ExDH however has really struggled with losing me since I took care of him in all (unhealthy and healthy) ways and he genuinely loved me. He has been very depressed, especially since last autumn. He has almost no friends where we live and as far as I know has only attempted a few dates that have gone nowhere. He works from home and his only real social life is still with me, his kids and my family.
We get along reasonably well apart from occasional blow ups, always instigated by him. He comes over regularly to pick up and drop off kids, too regularly at times (ie multiple times every day and I WFH too)and I have before asked for more space, which he grudgingly observes for a while but then goes back to old habits, although recently that's been better.
At Xmas he was so depressed I was worried he would attempt suicide so I asked him to move back in. He stayed for a week, radiating misery on my sofa. This ruined my Xmas.

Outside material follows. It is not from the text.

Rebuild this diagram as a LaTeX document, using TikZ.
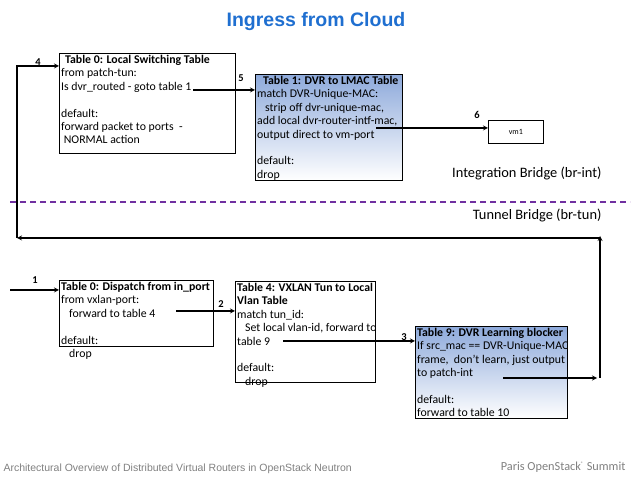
\documentclass[tikz,border=0pt]{standalone}
\usepackage{fontspec}
\setmainfont{Carlito}
\newfontfamily\hdfont{Liberation Sans}
\begin{document}
\begin{tikzpicture}[x=1pt,y=-1pt,
  box/.style={draw, line width=1.2pt, anchor=north west, inner sep=0pt},
  blu/.style={box, top color=bluetop, bottom color=white},
  txt/.style={anchor=north west, align=left, inner sep=2pt,
    font=\fontsize{11.8}{13.4}\selectfont},
  arr/.style={-stealth, line width=1.2pt},
  num/.style={font=\bfseries\fontsize{10.5}{11}\selectfont}
 ]
 \useasboundingbox (0,0) rectangle (638,478);
 \definecolor{ttl}{RGB}{31,111,208}
 \definecolor{purp}{RGB}{112,48,160}
 \definecolor{bluetop}{RGB}{142,170,219}

 \node[font=\hdfont\bfseries\fontsize{19.5}{22}\selectfont, text=ttl] (title) at (316,22) {Ingress from Cloud};

 % integration bridge
 \node[box, minimum width=176pt, minimum height=100pt] (t0) at (59,53) {};
 \node[txt] (t0x) at (t0.north west)
  {\hspace*{4pt}\textbf{Table 0: Local Switching Table}\\ from patch-tun:\\ Is dvr\_routed - goto table 1\\ \mbox{}\\
   default:\\ forward packet to ports\ \ -\\ \ NORMAL action};
 \node[blu, minimum width=147pt, minimum height=106pt] (t1) at (255,74) {};
 \node[txt] (t1x) at (t1.north west)
  {\hspace*{6pt}\textbf{Table 1: DVR to LMAC Table}\\ match DVR-Unique-MAC:\\ \hspace*{8pt}strip off dvr-unique-mac,\\
   add local dvr-router-intf-mac,\\ output direct to vm-port\\ \mbox{}\\ default:\\ drop};
 \node[draw, line width=0.6pt, minimum width=55pt, minimum height=23pt, anchor=north west,
   font=\fontsize{8}{9}\selectfont] (vm1) at (488,120) {vm1};

 \node[font=\fontsize{14.4}{16}\selectfont, anchor=east] (ib) at (605,173) {Integration Bridge (br-int)};
 \node[font=\fontsize{14.4}{16}\selectfont, anchor=east] (tb) at (605,215) {Tunnel Bridge (br-tun)};
 \coordinate (dl) at (10,202);
 \coordinate (dr) at (630,202);
 \draw[purp, line width=1.3pt, dash pattern=on 6pt off 4pt] (dl) -- (dr);

 % tunnel bridge
 \node[box, minimum width=154pt, minimum height=66pt] (d0) at (59,280) {};
 \node[txt] (d0x) at (d0.north west)
  {\textbf{Table 0: Dispatch from in\_port}\\ from vxlan-port:\\ \hspace*{8pt}forward to table 4\\ \mbox{}\\ default:\\ \hspace*{8pt}drop};
 \node[box, minimum width=140pt, minimum height=101pt] (t4) at (235,281) {};
 \node[txt] (t4x) at (t4.north west)
  {\textbf{Table 4: VXLAN Tun to Local}\\ \textbf{Vlan Table}\\ match tun\_id:\\ \hspace*{8pt}Set local vlan-id, forward to\\
   table 9\\ \mbox{}\\ default:\\ \hspace*{8pt}drop};
 \node[blu, minimum width=152pt, minimum height=92pt] (t9) at (415,326) {};
 \node[txt] (t9x) at (t9.north west)
  {\textbf{Table 9: DVR Learning blocker}\\ If src\_mac == DVR-Unique-MAC\\ frame,\ \ don't learn, just output\\
   to patch-int\\ \mbox{}\\ default:\\ forward to table 10};

 % connectors
 \coordinate (s1) at (10,290);
 \coordinate (s2) at (176,311);
 \coordinate (s3) at (283,341);
 \coordinate (s9) at (503,378);
 \coordinate (c9) at (600,378);
 \coordinate (c9t) at (600,238);
 \coordinate (cl) at (17,238);
 \coordinate (ct) at (17,66);
 \coordinate (s5) at (193,90);
 \coordinate (s6) at (376,128);
 \draw[arr] (s1) -- (s1 -| d0.west);
 \draw[arr] (s2) -- (s2 -| t4.west);
 \draw[arr] (s3) -- (s3 -| t9.west);
 \draw[arr] (s9) -- ([xshift=-3pt]c9);
 \draw[arr] (c9) -- ([yshift=2pt]c9t);
 \draw[arr] (c9t) -- (cl);
 \draw[arr] (cl) -- (ct) -- (ct -| t0.west);
 \draw[arr] (s5) -- (s5 -| t1.west);
 \draw[arr] (s6) -- (s6 -| vm1.west);

 \node[num] (n1) at (35,280) {1};
 \node[num] (n2) at (221,304) {2};
 \node[num] (n3) at (404,337) {3};
 \node[num] (n4) at (38,62) {4};
 \node[num] (n5) at (241,78) {5};
 \node[num] (n6) at (477,115) {6};

 \node[anchor=west, text=gray, font=\hdfont\fontsize{10.5}{11}\selectfont] (ft) at (0,469)
  {Architectural Overview of Distributed Virtual Routers in OpenStack Neutron};
 \node[anchor=east, text=gray, font=\fontsize{12.3}{13}\selectfont] (fr) at (629,467)
  {Paris OpenStack\textsuperscript{\tiny\textregistered} Summit};
\end{tikzpicture}
\end{document}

Yesterday he came over to celebrate our DCs birthday. He was monosyllabic and withdrawn and barely smiled. The kids are used to Dad being this way and so it seems normal to them and they are happy to see him. He has expressed to them his remorse at our breaking up and they as a result think of our divorce as a Bad Thing . I know they would anyway to some extent but this makes it much worse.
Honestly I can't stand having him around anymore particularly at these family gatherings that are supposed to be joyous. It completely ruins the experience for me and I am left sad and angry afterwards. My dad though who is in touch with him said he's still talking about suicide and is overwhelmed with remorse at losing me.
Has anyone dealt with something similar? I am afraid to tell him he can't come to similar events in case that tips him over the edge or he he tells the kids and they hate me but on the other hand I am building a happy post divorce life and this is really wearing on me.